Source:
https://scmp.com/news/china/policies-politics/article/2048765/chen-ying-chen-literary-lion-search-one-china
China/ Politics

Chen Ying-chen: a literary lion in search of one China

Taiwanese novelist and magazine founder chronicled the lives of the working class and promoted unification with the mainland

Chinese dissident author Liu Binyan (left) is greeted by novelist Chen Ying-chen at Kai Tak Airport in 1988. They were in the city for a three-day conference on Chen's literary achievements and cultural criticism. Photo: David Wong

Friends, literary critics and politicians paid tribute on Wednesday to leftist Taiwanese writer and former political prisoner Chen Ying-chen, who died in Beijing on Tuesday after a long illness. He was 79.

Literary critic Yao Yi-wei said Chen’s work was “filled with messages of love” that also possessed a “deep melancholy, an eternal sadness that is as heavy as a mountain”.

Born in Hsinchu in northern Taiwan in 1937, Chen was known both as a novelist and the founder of political magazine Ren Jian, or Among the People.

[Chen’s work has a] deep melancholy, an eternal sadness that is as heavy as a mountain Literary critic Yao Yi-wei

Chen was a supporter of unification with the mainland and the idea of a unifying Chinese national identity. Unlike many other dissidents and political activists of his era, he was not part of Taiwan’s independence movement or a member of the pro-independence Democratic Progressive Party.

He became politically active in the late 1950s and was first arrested in 1968 by the then ruling ­Kuomintang for “leading pro-communist activities”, resulting in his imprisonment on Green Island off Taitung county until 1973.

Chen was arrested again six years later but released quickly after protests by a group of prominent activists and writers.

In 1985, he launched Ren Jian magazine, reporting on political oppression under the KMT’s martial law and the plight of the working class during the island’s industrialisation.

He famously debated writer and academic Chen Fang-ming on the differences between Taiwanese and Chinese literature in 2000.

Chen Ying-chen wrote a series of novels exploring the lives of workers, farmers and grass-roots people. Photo: SCMP Pictures
Chen Ying-chen wrote a series of novels exploring the lives of workers, farmers and grass-roots people. Photo: SCMP Pictures

In 2006, he left Taiwan for Beijing to take up a teaching position at Renmin University. But in September that year, he suffered two strokes and had been bedridden since.

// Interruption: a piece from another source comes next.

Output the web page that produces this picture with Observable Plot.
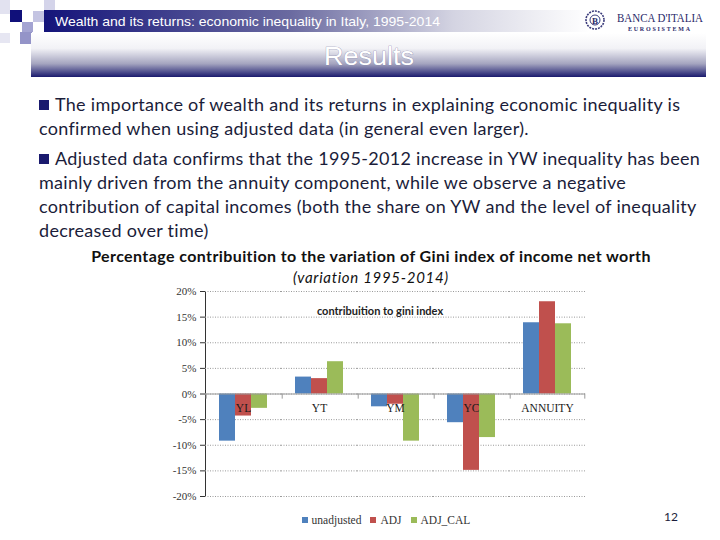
<!DOCTYPE html>
<html>
<head>
<meta charset="utf-8">
<script src="https://cdn.jsdelivr.net/npm/d3@7"></script>
<script src="https://cdn.jsdelivr.net/npm/@observablehq/plot@0.6"></script>
<style>
  html, body { margin: 0; padding: 0; background: #fff; }
  #page { position: relative; width: 720px; height: 540px; overflow: hidden; background: #fff; }
  .abs { position: absolute; }
  #body { left: 39px; top: 92px; font-family: Lato, "Open Sans", sans-serif; font-size: 18px; letter-spacing: 0.3px; color: #1b1d3a; white-space: nowrap; }
  #body p { margin: 0 0 5px 0; line-height: 24.3px; }
  .bul { display: inline-block; width: 10px; height: 10px; background: #1a1a6e; margin-right: 6px; vertical-align: 1px; }
  #ctitle { left: 0; width: 742px; top: 246px; text-align: center; font-family: Lato, sans-serif; font-weight: bold; font-size: 16px; letter-spacing: 0.4px; color: #111; white-space: nowrap; }
  #csub { left: 0; width: 742px; top: 268px; text-align: center; font-family: Lato, sans-serif; font-style: italic; font-size: 15px; letter-spacing: 0.7px; color: #111; }
  #inner { left: 205px; width: 350px; top: 304px; text-align: center; font-family: Lato, sans-serif; font-weight: bold; font-size: 11px; color: #222; }
  #legend { left: 205px; width: 362px; top: 514px; display: flex; justify-content: center; gap: 9px; font-family: "Liberation Serif", serif; font-size: 11.5px; color: #333; }
  #legend span.sw { display: inline-block; width: 6px; height: 6px; margin-right: 4px; vertical-align: 1px; }
  #pnum { left: 664px; top: 509px; font-family: Lato, sans-serif; font-size: 12px; color: #1b1d3a; }
  #chart { left: 0; top: 280px; }
</style>
</head>
<body>
<div id="page">
  <svg class="abs" style="left:0;top:0" width="720" height="80">
    <defs>
      <linearGradient id="g1" x1="0" x2="1" y1="0" y2="0">
        <stop offset="0" stop-color="#14147a"/>
        <stop offset="0.45" stop-color="#6a6aa0"/>
        <stop offset="0.75" stop-color="#d4d4e2"/>
        <stop offset="1" stop-color="#ffffff"/>
      </linearGradient>
      <linearGradient id="g2" x1="0" x2="0" y1="0" y2="1">
        <stop offset="0" stop-color="#ffffff"/>
        <stop offset="0.35" stop-color="#f2f2f6"/>
        <stop offset="0.7" stop-color="#a4a4bf"/>
        <stop offset="1" stop-color="#1a1a6e"/>
      </linearGradient>
    </defs>
    <rect x="0" y="0" width="10" height="14" fill="#e2e2f0"/>
    <rect x="44" y="0" width="11" height="10" fill="#d4d4ea"/>
    <rect x="33" y="11" width="11" height="11" fill="#c4c4e2"/>
    <rect x="10" y="10" width="12" height="12" fill="#10107a"/>
    <rect x="22" y="22" width="11" height="10" fill="#a4a4d2"/>
    <rect x="20" y="32" width="12" height="12" fill="#9494c8"/>
    <rect x="0" y="33" width="10" height="10" fill="#e6e6f2"/>
    <rect x="44" y="10" width="546" height="22" fill="url(#g1)"/>
    <text x="55" y="26" fill="#fff" font-family="Liberation Sans, sans-serif" font-size="13" textLength="385" lengthAdjust="spacingAndGlyphs">Wealth and its returns: economic inequality in Italy, 1995-2014</text>
    <rect x="31" y="33" width="675" height="44" fill="url(#g2)"/>
    <text x="369" y="65" fill="#fff" font-family="Liberation Sans, sans-serif" font-size="26" text-anchor="middle" textLength="90" lengthAdjust="spacingAndGlyphs" style="paint-order:stroke" stroke="#8888aa" stroke-width="0.6">Results</text>
    <circle cx="595" cy="20" r="9" fill="none" stroke="#3a3a7a" stroke-width="1.6" stroke-dasharray="2,1"/>
    <circle cx="595" cy="20" r="5" fill="none" stroke="#3a3a7a" stroke-width="1"/>
    <text x="595" y="23.5" fill="#2a2a6a" font-family="Liberation Serif, serif" font-size="9" font-weight="bold" text-anchor="middle">B</text>
    <text x="617" y="22" fill="#2a2a6a" font-family="Liberation Serif, serif" font-size="11.5" textLength="86" lengthAdjust="spacingAndGlyphs">BANCA D'ITALIA</text>
    <text x="628" y="31" fill="#2a2a6a" font-family="Liberation Serif, serif" font-size="6" font-weight="bold" textLength="62" lengthAdjust="spacing">EUROSISTEMA</text>
  </svg>

  <div id="body" class="abs">
    <p><span class="bul"></span>The importance of wealth and its returns in explaining economic inequality is<br>confirmed when using adjusted data (in general even larger).</p>
    <p><span class="bul"></span>Adjusted data confirms that the 1995-2012 increase in YW inequality has been<br>mainly driven from the annuity component, while we observe a negative<br>contribution of capital incomes (both the share on YW and the level of inequality<br>decreased over time)</p>
  </div>
  <div id="ctitle" class="abs">Percentage contribuition to the variation of Gini index of income net worth</div>
  <div id="csub" class="abs">(variation 1995-2014)</div>
  <div id="chart" class="abs"></div>
  <div id="inner" class="abs">contribuition to gini index</div>
  <div id="legend" class="abs"></div>
  <div id="pnum" class="abs">12</div>
</div>
<script>
const categories = ["YL", "YT", "YM", "YC", "ANNUITY"];
const series = ["unadjusted", "ADJ", "ADJ_CAL"];
const unadjusted = [-9.2, 3.3, -2.5, -5.6, 13.9];
const adj = [-4.3, 3.0, -2.0, -14.9, 18.0];
const adjCal = [-2.8, 6.3, -9.2, -8.5, 13.7];
const colors = ["#4f81bd", "#c0504d", "#9bbb59"];
const yTicks = [-20, -15, -10, -5, 0, 5, 10, 15, 20];

const values = [unadjusted, adj, adjCal];
const data = [];
categories.forEach((c, i) => series.forEach((s, j) => data.push({cat: c, series: s, value: values[j][i]})));

const chart = Plot.plot({
  width: 720,
  height: 250,
  marginLeft: 205,
  marginRight: 135,
  marginTop: 11,
  marginBottom: 34,
  style: {fontFamily: "Liberation Serif, serif", fontSize: "11px", color: "#333", background: "transparent"},
  fx: {domain: categories, padding: 0, axis: null},
  x: {domain: series, paddingInner: 0, paddingOuter: 0.78, axis: null},
  y: {domain: [-20, 20], ticks: yTicks, tickFormat: d => d + "%", tickSize: 5, label: null, line: true},
  color: {domain: series, range: colors},
  marks: [
    Plot.gridY(yTicks, {stroke: "#9a9a9a", strokeOpacity: 1, strokeDasharray: "1,1.5"}),
    Plot.barY(data, {fx: "cat", x: "series", y: "value", fill: "series"}),
    Plot.ruleY([0], {stroke: "#9a9a9a", strokeWidth: 1}),
    Plot.ruleX(categories, {fx: d => d, x: () => series[0], dx: -21.3, y1: 0, y2: -1, stroke: "#9a9a9a"}),
    Plot.ruleX(categories.slice(-1), {fx: d => d, x: () => series[2], dx: 21.3, y1: 0, y2: -1, stroke: "#9a9a9a"}),
    Plot.text(categories, {fx: d => d, text: d => d, y: () => 0, dy: 14, fill: "#1a1a1a", fontSize: 11.5, fontFamily: "Liberation Serif, serif"})
  ]
});
document.getElementById("chart").appendChild(chart);

const legend = document.getElementById("legend");
series.forEach((s, j) => {
  const item = document.createElement("div");
  item.innerHTML = `<span class="sw" style="background:${colors[j]}"></span>${s}`;
  legend.appendChild(item);
});
</script>
</body>
</html>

He reportedly wanted to return to his hometown in Taiwan, but fears for his health prevented him making the long trip.

Chen wrote a series of novels exploring the lives of workers, farmers and grass-roots people exploited by the authorities and by capitalism.

{Chen’s work] sensitively ­reflects a restless time and a ­tumultuous society, depicting the hardships endured by multitudes of people, particularly intellectuals, in Taiwan Critic Yeh Shih-tao

His best known works including My Brother Kang-hsiung, The Noodle Stand, The Generals, The Comedy of Tang Chien and Home Coming.

Since the 1980s, he has been viewed by many as “Taiwan’s greatest author”, according to Jeffrey Kinkley, a leading American sinologist.

Critic Yeh Shih-tao described Chen’s writing as “sensitively ­reflecting a restless time and a ­tumultuous society, depicting the hardships endured by multitudes of people, particularly intellectuals, in Taiwan.”

Friend and writer Chi Chi said Chen’s later works leaned toward “Chinese unification” and criticised the impact of “American capitalism” on Taiwan, Central News Agency reported.

His brother, Chen Ying-ho, still lives in Taiwan and was informed of his death before it was made known to the general public, CNA said.